Contributing to retirement accounts like IRAs and 401(k)s can lower your taxable income and save you money, both now and in the future. In 2023, the IRA contribution limit was $6,500, and contributions made up until the tax deadline of April 15 can still count toward the prior tax year.

  • Traditional IRA Contributions: These may be deductible depending on your income and filing status, reducing your taxable income.
  • Saver’s Credit: Low to moderate-income taxpayers may qualify for a Saver’s Credit, which is a separate tax credit that rewards contributions to retirement accounts.

Even small contributions to retirement accounts add up overtime and have the added benefit of lowering your tax bill, so make a habit of contributing regularly, if possible.

8. Failing to Adjust Withholding After Major Life Events

Major life changes like marriage, the birth of a child, or buying a home have significant tax implications and often require adjustments to withholding. Updating your withholding helps ensure the correct amount is deducted from each paycheck, preventing a large tax bill or an excessive refund.

  • Marriage or Divorce: Changing from single to married or vice versa affects tax brackets and standard deduction amounts, which can impact overall tax liability. Use IRS Form W-4 to update your marital status with your employer.
  • New Dependent: The birth or adoption of a child not only qualifies you for new credits like the Child Tax Credit but also impacts withholding needs.
  • Home Purchase: Interest payments on a mortgage are tax-deductible, so new homeowners should assess whether to itemize deductions instead of taking the standard deduction.

Regularly updating your W-4 and reassessing your tax situation can help reduce surprises when filing.

Conclusion: Start Your Tax Season with Confidence

Navigating tax season doesn’t have to be a source of anxiety. Avoiding these common filing errors — from double-checking details to exploring every credit and deduction — makes tax season far more manageable. And if the complexity becomes overwhelming, consider seeking help. Working with experienced tax professionals like Global FPO can ensure smooth, accurate filing experience. With expert guidance, you can maximize deductions, optimize credits, and avoid costly errors, setting you up for financial success every year.

FAQs

1. What happens if I make a mistake with my taxes?

Mistakes can delay your refund or even lead to an IRS correction. Common errors include incorrect numbers, missed credits, or leaving out income. Double-check everything before submitting!

2. Why is it important to file all my income sources?

The IRS tracks all income, even from side jobs or freelancing. If you forget to add some, you might get a notice from the IRS, which can lead to extra paperwork and penalties.

3. What is the best way to report freelance income?

Freelance or gig work income is reported using a 1099 form if you earn over $600 from one client. But even if you don’t get a 1099, you still need to report it. Keep good records!

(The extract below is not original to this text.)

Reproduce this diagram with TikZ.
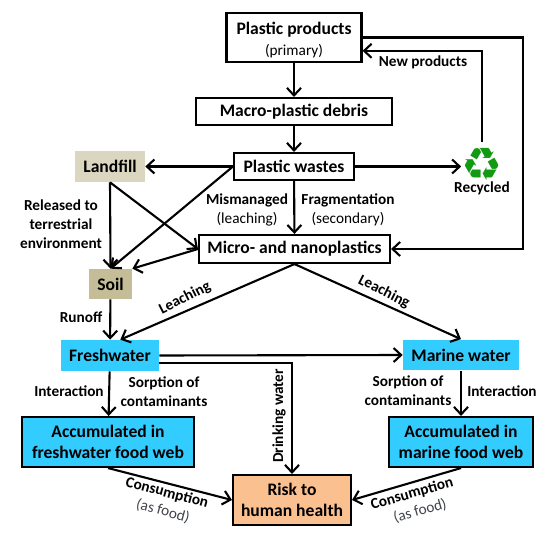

4. Why does my filing status matter?

Your status, like “Single” or “Married Filing Jointly,” changes your tax rate and the standard deduction. Picking the wrong status can mean missing out on savings, so choose carefully.

5. What should I do if I get a new job or move?

Anytime you change jobs, update your W-4 form with your new employer. This form tells them how much tax to take out of each paycheck, helping you avoid a big tax bill later.

Summary

Filing taxes can be tough, and many people make mistakes that can cause delays and lose refunds. This blog talks about common mistakes, like putting in the wrong personal information, not reporting all income, and missing out on tax credits. It also covers how to choose the right filing status and the need to keep up with tax rules. By preparing carefully and checking your information, you can make tax season easier and get the most back from your return.